Pistol and identificationsdisk found in the unmarked field grave identifying Wittmann and his crew

Disinterring the crew of Tiger "007"of the "SS Schwere Panzer Abteilung 101"

On 7JUN2019 we went to the location where, from photographic evidence, the destroyed Panzerkampfwagen VI tank of Micheal Wittmann stood after it was shot and subsequently exploded in a field next to the Caen-Falaise highway in the summer of 1944.

The location
We found the location in a pasture full of tall wheat, wet from recent rain showers.

(click to enlarge)

Looking towards the hamlets of Cramesnil and Saint Aignan where the British in "A" Squadron, 1st Northamptonshire Yeomanry Regiment was positioned.
Looking towards to the hamlet of Gaumesnil where the Canadian "A" Squadron, Sherbrooke Fusilier Regiment (27th Canadian Tank Regiment) was positioned.

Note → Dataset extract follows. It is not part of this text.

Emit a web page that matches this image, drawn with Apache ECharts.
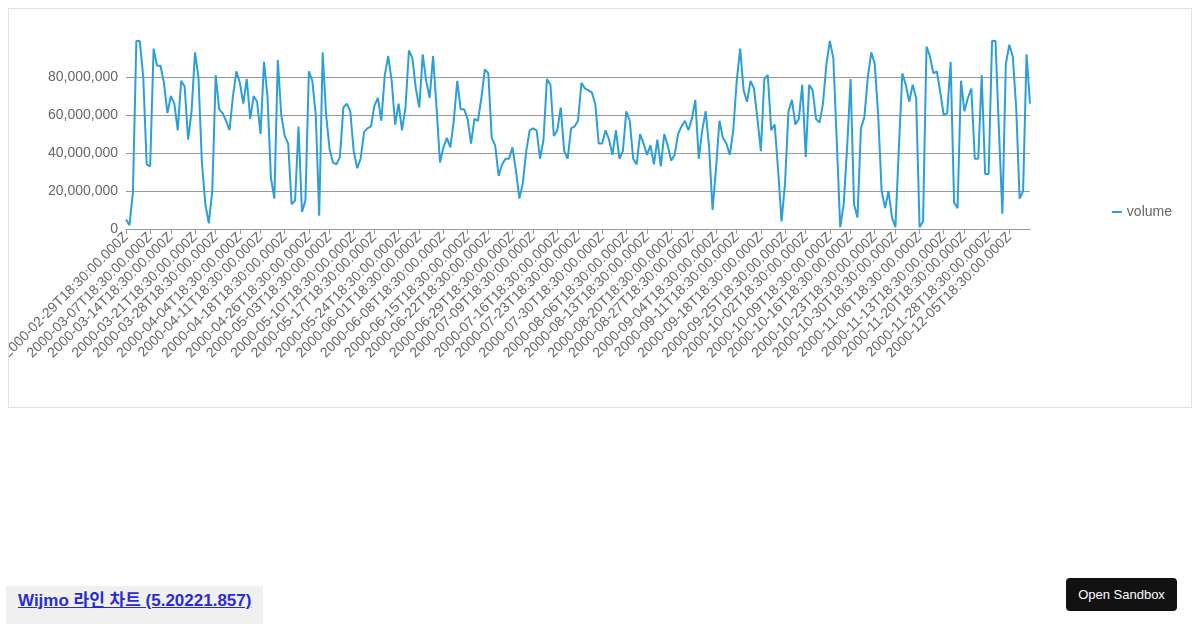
<!DOCTYPE html>
<html>
<head>
<meta charset="utf-8">
<script src="https://cdn.jsdelivr.net/npm/echarts@6/dist/echarts.min.js"></script>
<style>
  body { margin: 0; width: 1200px; height: 630px; background: #fff; font-family: "Liberation Sans", Arial, sans-serif; position: relative; }
  #box { position: absolute; left: 8px; top: 8px; width: 1182px; height: 398px; border: 1px solid #e2e2e2; }
  #chart { width: 100%; height: 100%; }
  #link { position: absolute; left: 6px; top: 586px; height: 38px; padding: 0 12px; background: #f0f0f0; line-height: 38px;
          font: bold 17px "Liberation Sans", "Noto Sans CJK KR", sans-serif; color: #2b2bd6; text-decoration: underline; }
  #btn { position: absolute; left: 1066px; top: 578px; width: 111px; height: 33px; background: #111; color: #fff; border-radius: 4px;
         font: 13px "Liberation Sans", sans-serif; line-height: 33px; text-align: center; }
</style>
</head>
<body>
<div id="box"><div id="chart"></div></div>
<div id="link">Wijmo 라인 차트 (5.20221.857)</div>
<div id="btn">Open Sandbox</div>
<script>
// tick labels, one per week
var tickDates = ['2000-02-29','2000-03-07','2000-03-14','2000-03-21','2000-03-28','2000-04-04','2000-04-11','2000-04-18',
  '2000-04-26','2000-05-03','2000-05-10','2000-05-17','2000-05-24','2000-06-01','2000-06-08','2000-06-15','2000-06-22',
  '2000-06-29','2000-07-09','2000-07-16','2000-07-23','2000-07-30','2000-08-06','2000-08-13','2000-08-20','2000-08-27',
  '2000-09-04','2000-09-11','2000-09-18','2000-09-25','2000-10-02','2000-10-09','2000-10-16','2000-10-23','2000-10-30',
  '2000-11-06','2000-11-13','2000-11-20','2000-11-28','2000-12-05'];

// volume, millions
var volume = [5,2,19,99,99,80,34,33,95,86,86,77,61,70,66,52,78,75,47,62,93,80,35,13,3,20,81,63,61,57,
  52,70,83,77,66,79,58,70,67,50,88,70,27,16,89,60,49,45,13,15,54,9,15,83,78,60,7,93,60,42,35,34,38,64,66,
  62,41,32,37,51,53,54,65,69,57,81,91,78,55,66,52,64,94,90,74,64,92,78,69,91,64,35,43,48,43,57,78,63,63,58,
  45,58,57,69,84,82,48,44,28,34,37,37,43,31,16,24,41,52,53,52,37,47,79,76,49,52,64,41,37,53,54,
  57,77,74,73,72,66,45,45,52,47,39,52,37,41,62,57,37,34,50,45,39,44,34,47,33,50,44,36,39,50,54,57,52,58,68,
  37,52,62,43,10,32,57,48,45,39,52,78,95,73,67,78,74,58,41,79,81,52,55,31,4,24,62,68,55,58,76,
  38,76,73,58,56,66,87,99,90,46,1,13,43,79,13,6,53,59,80,93,87,60,20,11,20,6,1,43,82,76,67,76,69,1,4,
  96,91,82,83,72,60,61,88,14,11,78,62,69,74,37,37,81,29,29,99,99,52,8,87,97,91,64,16,20,92,66];

var N = volume.length;
var cats = volume.map(function (v, i) { return i; });
var labelAt = {};
tickDates.forEach(function (d, k) { labelAt[Math.round(k * 22.7 / 905 * (N - 1))] = d + 'T18:30:00.000Z'; });

var chart = echarts.init(document.getElementById('chart'));
chart.setOption({
  animation: false,
  grid: { left: 117, right: 161, top: 32, height: 188, outerBoundsMode: 'none', containLabel: false },
  legend: {
    right: 14, top: 191, orient: 'vertical', icon: 'rect', itemWidth: 10, itemHeight: 2,
    textStyle: { color: '#666', fontSize: 14 }
  },
  xAxis: {
    type: 'category', data: cats, boundaryGap: false,
    axisLine: { lineStyle: { color: '#999' } },
    axisTick: { interval: function (i) { return labelAt[i] !== undefined; }, length: 5, lineStyle: { color: '#999' } },
    axisLabel: {
      interval: function (i) { return labelAt[i] !== undefined; },
      formatter: function (v, i) { return labelAt[i] || ''; },
      rotate: 45, color: '#666', fontSize: 14, margin: 6
    }
  },
  yAxis: {
    type: 'value', min: 0, max: 99000000, interval: 20000000,
    axisLabel: { showMaxLabel: false, color: '#666', fontSize: 14, formatter: function (v) { return v.toLocaleString('en-US'); } },
    splitLine: { lineStyle: { color: ['#999', '#999', '#999', '#999', '#999', 'rgba(0,0,0,0)'] } },
    axisLine: { show: false }, axisTick: { show: false }
  },
  series: [{
    name: 'volume', type: 'line', showSymbol: false,
    data: volume.map(function (v) { return v * 1000000; }),
    lineStyle: { color: '#2b9fd8', width: 2 }, itemStyle: { color: '#2b9fd8' }
  }]
});
</script>
</body>
</html>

We drove passed the wall around the chateau of Gaumesnil on the N158 Expressway because there is no public access to it; not even from the rural roads off the highway. The walls show scars of the Canadian tank troops who made loop holes in them to fire through.

(click to enlarge)

The gravesite
We also visited SS-Hauptsturmführer Michael Wittman’s grave (plot 47, row 3, grave 120) on the La Cambe German military cemetery and found it surrounded by wreaths and covered in tokens of - questionable - admiration.